The magnitude 6.7 earthquake that struck southern Hokkaido last September exposed anew what the JTA has admitted is Japan’s “insufficiency of multilingual communication.” Complaints cited by a private research firm’s post-quake survey of foreign tourists included they “didn’t know where to go due to language failures” and they “couldn’t understand instructions regarding transportation and flights.”

The JTA said this prompted an upgrade of its disaster responses, which included making hotlines to the Japan National Tourism Organization — an agency under its jurisdiction — available 24 hours a day in English, Chinese and Korean.

“Now that there are so many people visiting our country, we share the understanding that multilingual announcements and explanations are of paramount importance,” Tabata said.

Another hurdle has to do with Japan’s current tourism model dependent heavily on demand from Asian neighbors.

By nationality, Chinese and South Korean tourists accounted for an overwhelming 26.9 percent and 24.2 percent, respectively, of all visitors in 2018.

Tabata said he doubts China’s economic slowdown as well as the chilly diplomatic relations between Tokyo and Seoul will dampen tourist traffic from the two countries. Still, he pointed out Japan needs to carve out a stronger fan base among Western travelers to diversify its potential.

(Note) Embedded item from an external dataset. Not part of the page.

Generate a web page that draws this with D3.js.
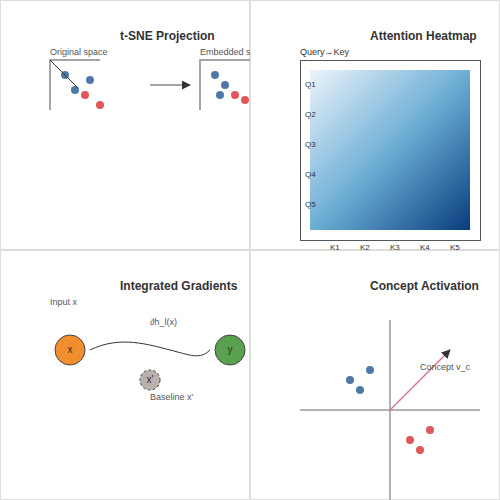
<!DOCTYPE html><html><head><meta charset="utf-8"><script src="https://cdn.jsdelivr.net/npm/d3@7"></script>
<style>body{margin:0}text{font-family:"Liberation Sans",Arial,sans-serif}</style></head><body>
<svg id="c" width="500" height="500"></svg>
<script>
const titles=["t-SNE Projection","Attention Heatmap","Integrated Gradients","Concept Activation"];
const origPts=[[15,15,0],[25,30,0],[40,20,0],[35,35,1],[50,45,1]];
const embPts=[[15,15,0],[25,25,0],[20,35,0],[35,35,1],[45,40,1]];
const queryLabels=["Q1","Q2","Q3","Q4","Q5"];
const keyLabels=["K1","K2","K3","K4","K5"];
const conceptPts=[[-40,30,0],[-30,20,0],[-20,40,0],[20,-30,1],[30,-40,1],[40,-20,1]];
const conceptVec=[60,60];
const colors=["#4e79a7","#e15759"];
const svg=d3.select("#c");
const defs=svg.append("defs");
defs.append("marker").attr("id","ah").attr("viewBox","0 0 10 10").attr("refX",9).attr("refY",5).attr("markerWidth",6).attr("markerHeight",6).attr("orient","auto").append("path").attr("d","M0,0L10,5L0,10z").attr("fill","#333");
const lg=defs.append("linearGradient").attr("id","hg").attr("x1","0").attr("y1","0").attr("x2","1").attr("y2","1");
[0,0.5,1].forEach(t=>lg.append("stop").attr("offset",t).attr("stop-color",d3.interpolateBlues(0.05+t*0.9)));
const panels=[[0,0],[250,0],[0,250],[250,250]];
panels.forEach((p,i)=>{
 defs.append("clipPath").attr("id","cp"+i).append("rect").attr("x",p[0]).attr("y",p[1]).attr("width",250).attr("height",250);
 svg.append("rect").attr("x",p[0]+0.5).attr("y",p[1]+0.5).attr("width",249).attr("height",249).attr("fill","#fff").attr("stroke","#ddd");
});
const g=panels.map((p,i)=>svg.append("g").attr("clip-path",`url(#cp${i})`).append("g").attr("transform",`translate(${p[0]},${p[1]})`));
g.forEach((gg,i)=>gg.append("text").attr("x",120).attr("y",40).attr("font-size",12).attr("font-weight","bold").attr("fill","#333").text(titles[i]));
const sx=d3.scaleLinear().domain([0,50]).range([0,50]);
function scatter(gg,ox,oy,pts,label){
 gg.append("text").attr("x",ox).attr("y",oy-5).attr("font-size",9).attr("fill","#555").text(label);
 gg.append("path").attr("d",`M${ox+50},${oy}H${ox}V${oy+50}`).attr("fill","none").attr("stroke","#888").attr("stroke-width",1.5);
 gg.selectAll(null).data(pts).enter().append("circle").attr("cx",d=>ox+sx(d[0])).attr("cy",d=>oy+sx(d[1])).attr("r",4).attr("fill",d=>colors[d[2]]);
}
scatter(g[0],50,60,origPts,"Original space");
g[0].append("line").attr("x1",50).attr("y1",60).attr("x2",78).attr("y2",88).attr("stroke","#333");
g[0].append("line").attr("x1",150).attr("y1",85).attr("x2",190).attr("y2",85).attr("stroke","#888").attr("stroke-width",1.5).attr("marker-end","url(#ah)");
scatter(g[0],200,60,embPts,"Embedded space");
// heatmap
const h=g[1];
h.append("text").attr("x",50).attr("y",55).attr("font-size",9).attr("fill","#333").text("Query→Key");
h.append("rect").attr("x",50.5).attr("y",60.5).attr("width",180).attr("height",180).attr("fill","none").attr("stroke","#555");
h.append("rect").attr("x",60).attr("y",70).attr("width",160).attr("height",160).attr("fill","url(#hg)");
const qy=d3.scalePoint().domain(queryLabels).range([87,207]);
const kx=d3.scalePoint().domain(keyLabels).range([80,200]);
h.selectAll(null).data(queryLabels).enter().append("text").attr("x",55).attr("y",d=>qy(d)).attr("font-size",8).attr("fill","#333").text(d=>d);
h.selectAll(null).data(keyLabels).enter().append("text").attr("x",d=>kx(d)).attr("y",250).attr("font-size",8).attr("fill","#333").text(d=>d);
// IG
const ig=g[2];
ig.append("text").attr("x",50).attr("y",55).attr("font-size",9).attr("fill","#555").text("Input x");
ig.append("path").attr("d","M90,100C120,85 150,95 170,100S200,110 210,100").attr("fill","none").attr("stroke","#333");
ig.append("text").attr("x",150).attr("y",75).attr("font-size",9).attr("fill","#555").text("∂h_l(x)");
[[70,100,15,"#f28e2b","x",null],[230,100,15,"#59a14f","y",null],[150,130,10,"#bab0ac","x'","3,2"]].forEach(n=>{
 ig.append("circle").attr("cx",n[0]).attr("cy",n[1]).attr("r",n[2]).attr("fill",n[3]).attr("stroke","#444").attr("stroke-dasharray",n[5]);
 ig.append("text").attr("x",n[0]).attr("y",n[1]+3).attr("text-anchor","middle").attr("font-size",10).attr("fill","#333").text(n[4]);
});
ig.append("text").attr("x",150).attr("y",150).attr("font-size",9).attr("fill","#555").text("Baseline x'");
// concept
const c=g[3];
const cx=d3.scaleLinear().domain([-90,90]).range([50,230]);
const cy=d3.scaleLinear().domain([-90,90]).range([250,70]);
c.append("line").attr("x1",cx(-90)).attr("x2",cx(90)).attr("y1",cy(0)).attr("y2",cy(0)).attr("stroke","#999").attr("stroke-width",1.5);
c.append("line").attr("x1",cx(0)).attr("x2",cx(0)).attr("y1",cy(90)).attr("y2",cy(-90)).attr("stroke","#999").attr("stroke-width",1.5);
c.selectAll(null).data(conceptPts).enter().append("circle").attr("cx",d=>cx(d[0])).attr("cy",d=>cy(d[1])).attr("r",4).attr("fill",d=>colors[d[2]]);
c.append("line").attr("x1",cx(0)).attr("y1",cy(0)).attr("x2",cx(conceptVec[0])).attr("y2",cy(conceptVec[1])).attr("stroke","#d87093").attr("stroke-width",1.5).attr("marker-end","url(#ah)").attr("marker-width",10);
c.select("line:last-of-type");
c.append("text").attr("x",170).attr("y",120).attr("font-size",9).attr("fill","#555").text("Concept v_c");
</script></body></html>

While Chinese and South Korean tourists mostly look forward to shopping in Japan, “people from Europe, the U.S. and Australia tend to stay longer and gravitate more toward hands-on cultural experiences, such as making a trek to the countryside to try out local foods or communicate with residents in inns and izakaya pubs,” he said. “They will drop money if they think the experience is worth it, so I believe that’s where we can go the extra mile.”

To maximize their satisfaction, Tabata wants to see a fundamental shift in the mentality of Japanese, many of whom are self-conscious about their fluency — or lack thereof — in English.

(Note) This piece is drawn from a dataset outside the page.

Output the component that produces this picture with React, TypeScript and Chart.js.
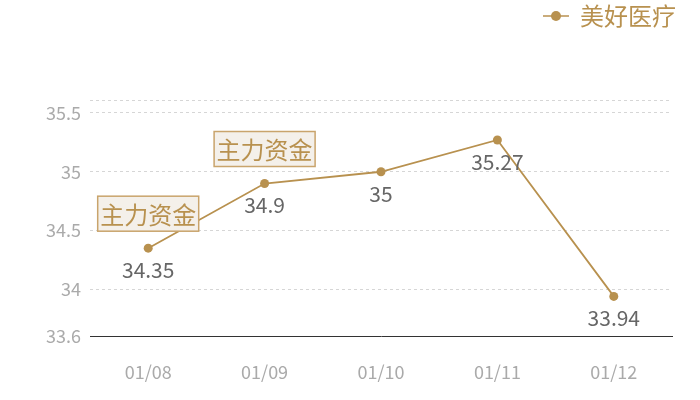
import React, { useEffect, useRef } from "react";
import { Chart, registerables } from "chart.js";

Chart.register(...registerables);

const categories = ["01/08", "01/09", "01/10", "01/11", "01/12"];
const prices = [34.35, 34.9, 35, 35.27, 33.94];
const yTicks = [33.6, 34, 34.5, 35, 35.5, 35.61];
const annotationIndexes = [0, 1];
const annotationText = "主力资金";
const seriesName = "美好医疗";

const GOLD = "#b8914f";
const FONT = "'Noto Sans CJK SC', 'Noto Sans', sans-serif";

function makeLegendIcon(): HTMLCanvasElement {
  const c = document.createElement("canvas");
  c.width = 26;
  c.height = 12;
  const ctx = c.getContext("2d")!;
  ctx.strokeStyle = GOLD;
  ctx.lineWidth = 1.5;
  ctx.beginPath();
  ctx.moveTo(0, 6);
  ctx.lineTo(26, 6);
  ctx.stroke();
  ctx.fillStyle = GOLD;
  ctx.beginPath();
  ctx.arc(13, 6, 5, 0, Math.PI * 2);
  ctx.fill();
  return c;
}

const overlayPlugin = {
  id: "overlay",
  beforeInit(chart: any) {
    const legend = chart.legend;
    if (legend) {
      const orig = legend.fit;
      legend.fit = function () {
        orig.call(legend);
        this.height += 62;
      };
    }
  },
  afterLayout(chart: any) {
    const lg = chart.legend;
    if (lg) {
      lg.left += 8;
      lg.right += 8;
    }
  },
  afterDatasetsDraw(chart: any) {
    const ctx = chart.ctx;
    const meta = chart.getDatasetMeta(0);
    ctx.save();
    // data labels
    ctx.font = `21px ${FONT}`;
    ctx.fillStyle = "#666666";
    ctx.textAlign = "center";
    ctx.textBaseline = "middle";
    meta.data.forEach((pt: any, i: number) => {
      ctx.fillText(String(prices[i]), pt.x, pt.y + 22);
    });
    // annotation boxes
    ctx.font = `24px ${FONT}`;
    annotationIndexes.forEach((i) => {
      const pt = meta.data[i];
      const w = 101;
      const h = 35;
      const left = pt.x - w / 2;
      const bottom = pt.y - 17;
      const top = bottom - h;
      ctx.fillStyle = "#f4f0ea";
      ctx.fillRect(left, top, w, h);
      ctx.strokeStyle = "#c9a46c";
      ctx.lineWidth = 1.5;
      ctx.strokeRect(left, top, w, h);
      ctx.fillStyle = "#b8914f";
      ctx.textAlign = "center";
      ctx.textBaseline = "middle";
      ctx.fillText(annotationText, pt.x, top + h / 2 + 1);
    });
    ctx.restore();
  },
};

export default function App() {
  const ref = useRef<HTMLCanvasElement>(null);
  useEffect(() => {
    if (!ref.current) return;
    const icon = makeLegendIcon();
    const chart = new Chart(ref.current, {
      type: "line",
      data: {
        labels: categories,
        datasets: [
          {
            label: seriesName,
            data: prices,
            borderColor: GOLD,
            backgroundColor: GOLD,
            borderWidth: 1.8,
            pointRadius: 4.5,
            pointBackgroundColor: GOLD,
            pointBorderWidth: 0,
            tension: 0,
            pointStyle: "circle",
          },
        ],
      },
      options: {
        animation: false,
        responsive: false,
        layout: { padding: { left: 0, right: 28, top: 0, bottom: -8 } },
        plugins: {
          tooltip: { enabled: false },
          legend: {
            position: "top",
            align: "end",
            labels: {
              usePointStyle: true,
              pointStyle: icon as any,
              color: GOLD,
              font: { size: 24, family: FONT },
              padding: 4,
              generateLabels: () => [
                {
                  text: seriesName,
                  fillStyle: GOLD,
                  strokeStyle: GOLD,
                  fontColor: GOLD,
                  pointStyle: icon,
                  hidden: false,
                  datasetIndex: 0,
                  lineWidth: 0,
                },
              ],
            },
          },
        },
        scales: {
          x: {
            offset: true,
            grid: { display: false, drawTicks: false },
            border: { display: true, color: "#333333", width: 1 },
            ticks: {
              color: "#aaaaaa",
              font: { size: 18, family: FONT },
              padding: 25,
            },
          },
          y: {
            min: 33.6,
            max: 35.61,
            afterBuildTicks: (axis: any) => {
              axis.ticks = yTicks.map((v) => ({ value: v }));
            },
            afterFit: (axis: any) => {
              axis.width = 90;
            },
            grid: {
              color: "#d6d6d6",
              drawTicks: false,
              lineWidth: 1,
            },
            border: { display: false, dash: [3, 3] },
            ticks: {
              color: "#aaaaaa",
              font: { size: 18, family: FONT },
              padding: 9,
              autoSkip: false,
              callback: (v: any) => (v === 35.61 ? "" : String(v)),
            },
          },
        },
      },
      plugins: [overlayPlugin],
    });
    return () => chart.destroy();
  }, []);
  return (
    <div style={{ position: "absolute", left: 0, top: 0, width: 700, height: 400 }}>
      <canvas ref={ref} width={700} height={400} style={{ width: 700, height: 400 }} />
    </div>
  );
}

Having come from a generation whose English-language education in school skewed overwhelmingly toward book-learning instead of practical oral communication, Tabata said he himself is nowhere near being proficient in the language and is capable only of rudimentary-level conversations.

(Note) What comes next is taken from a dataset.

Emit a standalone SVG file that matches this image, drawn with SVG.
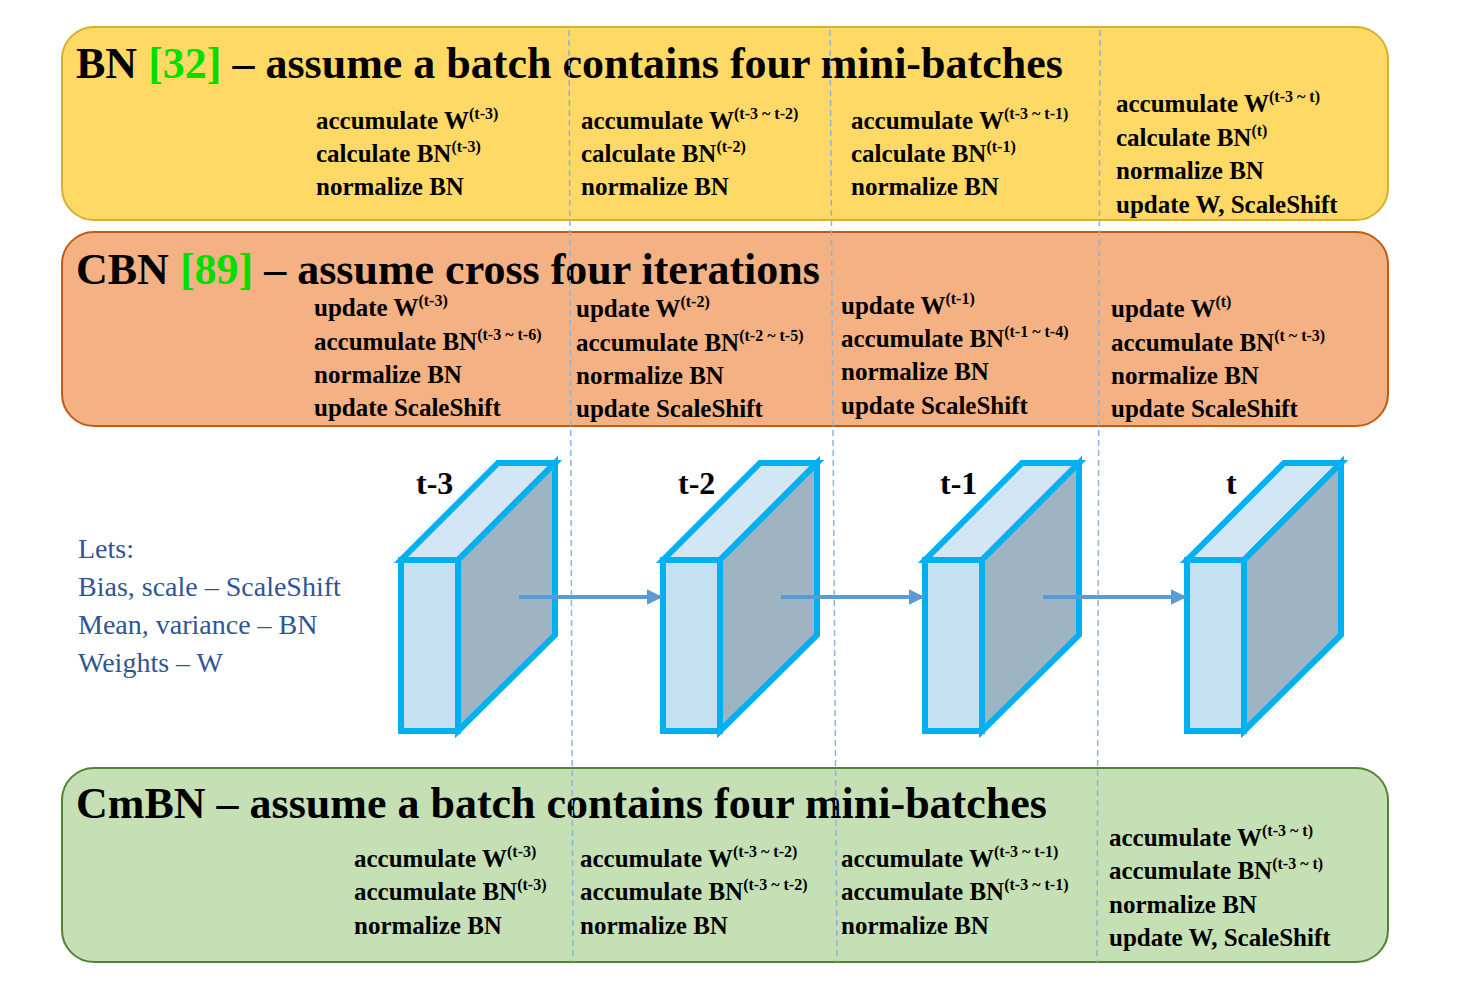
<svg xmlns="http://www.w3.org/2000/svg" width="1468" height="984" viewBox="0 0 1468 984">
<style>
text{font-family:"Liberation Serif","Times New Roman",serif;fill:#000}
.t{font-size:44px;font-weight:bold}
.b{font-size:25px;font-weight:bold}
.s{font-size:16px}
.g{fill:#00E000}
.l{font-size:28px;fill:#2F5597}
.front{fill:#C5E0F2;stroke:#00B0F0;stroke-width:6;stroke-linejoin:miter}
.top{fill:#D2E6F5;stroke:#00B0F0;stroke-width:6}
.side{fill:#9FB4C2;stroke:#00B0F0;stroke-width:6}
.dash{stroke:#8FB4DC;stroke-width:1.5;stroke-dasharray:6,4}
.arr{stroke:#5B9BD5;stroke-width:4;marker-end:url(#ah)}
</style>
<defs><marker id="ah" viewBox="0 0 10 10" refX="9" refY="5" markerWidth="4" markerHeight="4" orient="auto"><path d="M0,0L10,5L0,10z" fill="#5B9BD5"/></marker></defs>
<rect width="1468" height="984" fill="#fff"/>
<g id="bn">
<rect x="62" y="27" width="1326" height="193" rx="32" fill="#FFD966" stroke="#D6B030" stroke-width="2"/>
<text x="76" y="78" class="t">BN <tspan class="g">[32]</tspan> – assume a batch contains four mini-batches</text>
<g class="b">
<text x="316" y="129">accumulate W<tspan class="s" dy="-10">(t-3)</tspan></text>
<text x="316" y="162">calculate BN<tspan class="s" dy="-10">(t-3)</tspan></text>
<text x="316" y="195">normalize  BN</text>
<text x="581" y="129">accumulate W<tspan class="s" dy="-10">(t-3 ~ t-2)</tspan></text>
<text x="581" y="162">calculate BN<tspan class="s" dy="-10">(t-2)</tspan></text>
<text x="581" y="195">normalize  BN</text>
<text x="851" y="129">accumulate W<tspan class="s" dy="-10">(t-3 ~ t-1)</tspan></text>
<text x="851" y="162">calculate BN<tspan class="s" dy="-10">(t-1)</tspan></text>
<text x="851" y="195">normalize  BN</text>
<text x="1116" y="112">accumulate W<tspan class="s" dy="-10">(t-3 ~ t)</tspan></text>
<text x="1116" y="146">calculate BN<tspan class="s" dy="-10">(t)</tspan></text>
<text x="1116" y="179">normalize  BN</text>
<text x="1116" y="213">update W,  ScaleShift</text>
</g></g>
<g id="cbn">
<rect x="62" y="232" width="1326" height="194" rx="32" fill="#F4B183" stroke="#C55A11" stroke-width="2"/>
<text x="76" y="284" class="t">CBN <tspan class="g">[89]</tspan> – assume cross four iterations</text>
<g class="b">
<text x="314" y="316">update W<tspan class="s" dy="-10">(t-3)</tspan></text>
<text x="314" y="350">accumulate BN<tspan class="s" dy="-10">(t-3 ~ t-6)</tspan></text>
<text x="314" y="383">normalize  BN</text>
<text x="314" y="416">update ScaleShift</text>
<text x="576" y="317">update W<tspan class="s" dy="-10">(t-2)</tspan></text>
<text x="576" y="351">accumulate BN<tspan class="s" dy="-10">(t-2 ~ t-5)</tspan></text>
<text x="576" y="384">normalize  BN</text>
<text x="576" y="417">update ScaleShift</text>
<text x="841" y="314">update W<tspan class="s" dy="-10">(t-1)</tspan></text>
<text x="841" y="347">accumulate BN<tspan class="s" dy="-10">(t-1 ~ t-4)</tspan></text>
<text x="841" y="380">normalize  BN</text>
<text x="841" y="414">update ScaleShift</text>
<text x="1111" y="317">update W<tspan class="s" dy="-10">(t)</tspan></text>
<text x="1111" y="351">accumulate BN<tspan class="s" dy="-10">(t ~ t-3)</tspan></text>
<text x="1111" y="384">normalize  BN</text>
<text x="1111" y="417">update ScaleShift</text>
</g></g>
<g id="lets" class="l">
<text x="78" y="558" class="l">Lets:</text>
<text x="78" y="596" class="l">Bias, scale – ScaleShift</text>
<text x="78" y="634" class="l">Mean, variance – BN</text>
<text x="78" y="672" class="l">Weights – W</text>
</g>
<g id="cube-t3" transform="translate(0,0)">
<polygon class="top" points="401,560 458,560 555,463 498,463"/>
<polygon class="side" points="458,560 555,463 555,635 458,731"/>
<rect class="front" x="401" y="560" width="57" height="171"/>
<text x="416" y="494" style="font-size:32px;font-weight:bold">t-3</text>
</g>
<g id="cube-t2" transform="translate(262,0)">
<polygon class="top" points="401,560 458,560 555,463 498,463"/>
<polygon class="side" points="458,560 555,463 555,635 458,731"/>
<rect class="front" x="401" y="560" width="57" height="171"/>
<text x="416" y="494" style="font-size:32px;font-weight:bold">t-2</text>
</g>
<g id="cube-t1" transform="translate(524,0)">
<polygon class="top" points="401,560 458,560 555,463 498,463"/>
<polygon class="side" points="458,560 555,463 555,635 458,731"/>
<rect class="front" x="401" y="560" width="57" height="171"/>
<text x="416" y="494" style="font-size:32px;font-weight:bold">t-1</text>
</g>
<g id="cube-t" transform="translate(786,0)">
<polygon class="top" points="401,560 458,560 555,463 498,463"/>
<polygon class="side" points="458,560 555,463 555,635 458,731"/>
<rect class="front" x="401" y="560" width="57" height="171"/>
<text x="440" y="494" style="font-size:32px;font-weight:bold">t</text>
</g>
<g id="cmbn">
<rect x="62" y="768" width="1326" height="194" rx="32" fill="#C5E0B4" stroke="#548235" stroke-width="2"/>
<text x="76" y="818" class="t">CmBN – assume a batch contains four mini-batches</text>
<g class="b">
<text x="354" y="867">accumulate W<tspan class="s" dy="-10">(t-3)</tspan></text>
<text x="354" y="900">accumulate BN<tspan class="s" dy="-10">(t-3)</tspan></text>
<text x="354" y="934">normalize  BN</text>
<text x="580" y="867">accumulate W<tspan class="s" dy="-10">(t-3 ~ t-2)</tspan></text>
<text x="580" y="900">accumulate BN<tspan class="s" dy="-10">(t-3 ~ t-2)</tspan></text>
<text x="580" y="934">normalize  BN</text>
<text x="841" y="867">accumulate W<tspan class="s" dy="-10">(t-3 ~ t-1)</tspan></text>
<text x="841" y="900">accumulate BN<tspan class="s" dy="-10">(t-3 ~ t-1)</tspan></text>
<text x="841" y="934">normalize  BN</text>
<text x="1109" y="846">accumulate W<tspan class="s" dy="-10">(t-3 ~ t)</tspan></text>
<text x="1109" y="879">accumulate BN<tspan class="s" dy="-10">(t-3 ~ t)</tspan></text>
<text x="1109" y="913">normalize  BN</text>
<text x="1109" y="946">update W,  ScaleShift</text>
</g></g>
<g id="connectors">
<line class="arr" x1="519" y1="597" x2="661" y2="597"/>
<line class="arr" x1="781" y1="597" x2="923" y2="597"/>
<line class="arr" x1="1043" y1="597" x2="1185" y2="597"/>
<line class="dash" x1="569" y1="30" x2="573" y2="962"/>
<line class="dash" x1="830" y1="30" x2="837" y2="962"/>
<line class="dash" x1="1100" y1="30" x2="1097" y2="962"/>
</g>
</svg>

But that, he said, is no excuse for those engaging in inbound businesses, including shop clerks, to behave in a way that can be misconstrued as inhospitable, such as averting eye contact with foreign tourists.

“We’re not asking them to perform a complicated explanation about cultural heritage, but rather it’s just the matter of saying ‘can I help you?’ or answering simple inquiries such as whether the food is spicy or how much the bill is going to be,” he said.

“Using tools such as translation apps might wake them up to the fun of communicating with non-Japanese tourists. Once they realize how easy the process is, I’m sure they will quickly get used to it. They can do it.”